§ **DATA LINES**:

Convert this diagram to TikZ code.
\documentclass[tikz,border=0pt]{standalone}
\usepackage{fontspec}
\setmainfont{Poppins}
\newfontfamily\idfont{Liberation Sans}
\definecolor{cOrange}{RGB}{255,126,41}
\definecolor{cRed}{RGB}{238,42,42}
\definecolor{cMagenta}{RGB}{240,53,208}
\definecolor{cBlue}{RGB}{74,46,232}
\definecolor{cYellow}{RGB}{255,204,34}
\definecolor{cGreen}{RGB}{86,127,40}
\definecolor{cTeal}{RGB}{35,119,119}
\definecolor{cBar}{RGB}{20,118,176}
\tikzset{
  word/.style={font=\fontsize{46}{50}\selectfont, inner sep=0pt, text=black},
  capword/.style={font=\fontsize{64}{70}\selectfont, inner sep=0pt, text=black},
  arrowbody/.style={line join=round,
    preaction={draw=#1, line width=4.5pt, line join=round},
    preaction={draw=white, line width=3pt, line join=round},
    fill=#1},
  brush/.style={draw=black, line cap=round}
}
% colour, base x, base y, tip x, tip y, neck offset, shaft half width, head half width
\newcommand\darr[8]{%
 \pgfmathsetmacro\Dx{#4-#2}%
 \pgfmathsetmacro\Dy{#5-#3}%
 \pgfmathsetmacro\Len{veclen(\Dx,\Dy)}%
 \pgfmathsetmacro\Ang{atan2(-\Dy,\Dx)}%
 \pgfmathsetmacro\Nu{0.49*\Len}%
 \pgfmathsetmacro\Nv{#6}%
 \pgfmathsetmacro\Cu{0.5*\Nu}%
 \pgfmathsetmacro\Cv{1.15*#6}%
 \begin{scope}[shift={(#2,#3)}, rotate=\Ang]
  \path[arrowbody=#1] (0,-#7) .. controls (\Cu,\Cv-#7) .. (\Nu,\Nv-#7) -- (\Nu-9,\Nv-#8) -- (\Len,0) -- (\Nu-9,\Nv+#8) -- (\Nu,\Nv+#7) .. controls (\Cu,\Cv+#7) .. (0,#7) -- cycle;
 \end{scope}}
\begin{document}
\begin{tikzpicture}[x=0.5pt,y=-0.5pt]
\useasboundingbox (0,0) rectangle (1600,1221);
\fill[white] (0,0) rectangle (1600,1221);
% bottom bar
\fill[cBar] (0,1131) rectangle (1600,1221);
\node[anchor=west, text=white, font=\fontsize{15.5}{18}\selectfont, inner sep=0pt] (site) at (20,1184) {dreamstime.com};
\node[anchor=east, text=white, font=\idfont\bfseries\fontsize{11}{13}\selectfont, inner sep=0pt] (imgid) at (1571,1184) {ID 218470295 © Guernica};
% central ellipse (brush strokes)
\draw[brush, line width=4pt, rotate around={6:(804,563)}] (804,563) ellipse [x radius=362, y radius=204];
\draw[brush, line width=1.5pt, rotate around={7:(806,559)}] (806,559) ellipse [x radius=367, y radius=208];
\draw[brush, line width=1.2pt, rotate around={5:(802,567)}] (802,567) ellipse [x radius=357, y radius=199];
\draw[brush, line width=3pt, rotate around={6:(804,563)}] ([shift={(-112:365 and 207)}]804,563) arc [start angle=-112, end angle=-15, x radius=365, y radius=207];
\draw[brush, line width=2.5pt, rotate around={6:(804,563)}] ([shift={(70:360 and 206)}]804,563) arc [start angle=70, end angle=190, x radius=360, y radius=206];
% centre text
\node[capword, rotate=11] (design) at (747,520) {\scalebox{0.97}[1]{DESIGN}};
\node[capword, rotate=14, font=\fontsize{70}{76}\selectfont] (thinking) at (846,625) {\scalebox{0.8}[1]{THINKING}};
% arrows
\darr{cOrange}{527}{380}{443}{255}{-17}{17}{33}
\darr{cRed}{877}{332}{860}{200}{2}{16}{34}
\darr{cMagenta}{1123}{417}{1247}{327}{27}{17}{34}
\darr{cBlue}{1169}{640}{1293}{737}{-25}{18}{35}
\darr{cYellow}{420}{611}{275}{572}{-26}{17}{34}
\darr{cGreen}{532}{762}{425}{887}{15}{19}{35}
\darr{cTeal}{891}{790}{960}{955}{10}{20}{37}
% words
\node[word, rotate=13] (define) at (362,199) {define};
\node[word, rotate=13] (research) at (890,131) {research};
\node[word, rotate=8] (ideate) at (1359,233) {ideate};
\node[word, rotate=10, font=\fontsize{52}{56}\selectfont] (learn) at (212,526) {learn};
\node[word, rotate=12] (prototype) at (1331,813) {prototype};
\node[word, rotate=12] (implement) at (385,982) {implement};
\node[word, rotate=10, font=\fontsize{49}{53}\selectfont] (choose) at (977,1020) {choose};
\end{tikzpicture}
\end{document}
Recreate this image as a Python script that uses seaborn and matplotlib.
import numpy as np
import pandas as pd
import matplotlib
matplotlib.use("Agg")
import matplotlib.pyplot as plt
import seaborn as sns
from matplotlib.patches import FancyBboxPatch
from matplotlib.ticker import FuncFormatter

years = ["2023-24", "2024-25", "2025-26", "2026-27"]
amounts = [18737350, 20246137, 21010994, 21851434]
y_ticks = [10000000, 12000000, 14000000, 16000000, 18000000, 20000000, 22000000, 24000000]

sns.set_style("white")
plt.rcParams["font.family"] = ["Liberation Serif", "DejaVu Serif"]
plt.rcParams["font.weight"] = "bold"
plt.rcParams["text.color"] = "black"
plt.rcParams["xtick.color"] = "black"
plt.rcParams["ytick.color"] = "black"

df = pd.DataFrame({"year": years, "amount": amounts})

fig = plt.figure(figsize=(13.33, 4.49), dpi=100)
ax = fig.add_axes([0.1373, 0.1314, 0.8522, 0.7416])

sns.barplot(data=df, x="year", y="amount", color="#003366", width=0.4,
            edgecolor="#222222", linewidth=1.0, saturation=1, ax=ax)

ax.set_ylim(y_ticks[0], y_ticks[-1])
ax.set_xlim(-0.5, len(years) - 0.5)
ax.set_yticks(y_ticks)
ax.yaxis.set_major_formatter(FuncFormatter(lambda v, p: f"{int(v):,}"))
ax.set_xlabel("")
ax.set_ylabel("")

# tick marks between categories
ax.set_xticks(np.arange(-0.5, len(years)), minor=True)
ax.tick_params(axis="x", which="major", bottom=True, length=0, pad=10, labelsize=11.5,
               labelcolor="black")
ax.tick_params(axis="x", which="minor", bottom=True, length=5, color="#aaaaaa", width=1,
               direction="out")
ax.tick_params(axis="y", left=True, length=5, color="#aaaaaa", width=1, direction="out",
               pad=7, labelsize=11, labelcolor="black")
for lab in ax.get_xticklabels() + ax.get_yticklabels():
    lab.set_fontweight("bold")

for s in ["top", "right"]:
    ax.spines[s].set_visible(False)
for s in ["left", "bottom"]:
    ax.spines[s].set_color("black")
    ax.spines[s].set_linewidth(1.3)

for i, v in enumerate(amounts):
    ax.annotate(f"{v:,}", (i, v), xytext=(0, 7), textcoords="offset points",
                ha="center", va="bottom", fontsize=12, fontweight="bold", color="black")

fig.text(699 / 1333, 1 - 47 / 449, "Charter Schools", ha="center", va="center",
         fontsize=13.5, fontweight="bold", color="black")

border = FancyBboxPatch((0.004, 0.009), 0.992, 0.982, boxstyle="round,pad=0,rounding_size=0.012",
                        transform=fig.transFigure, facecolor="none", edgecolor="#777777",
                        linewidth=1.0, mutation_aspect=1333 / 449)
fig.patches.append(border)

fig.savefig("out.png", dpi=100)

§ **TASK GOAL**: Filter the entries and copy out every line with the word "matplotlib".

§ **WORKED SOLUTION**:
Recreate this image as a Python script that uses seaborn and matplotlib.
import matplotlib
matplotlib.use("Agg")
import matplotlib.pyplot as plt
from matplotlib.patches import FancyBboxPatch
from matplotlib.ticker import FuncFormatter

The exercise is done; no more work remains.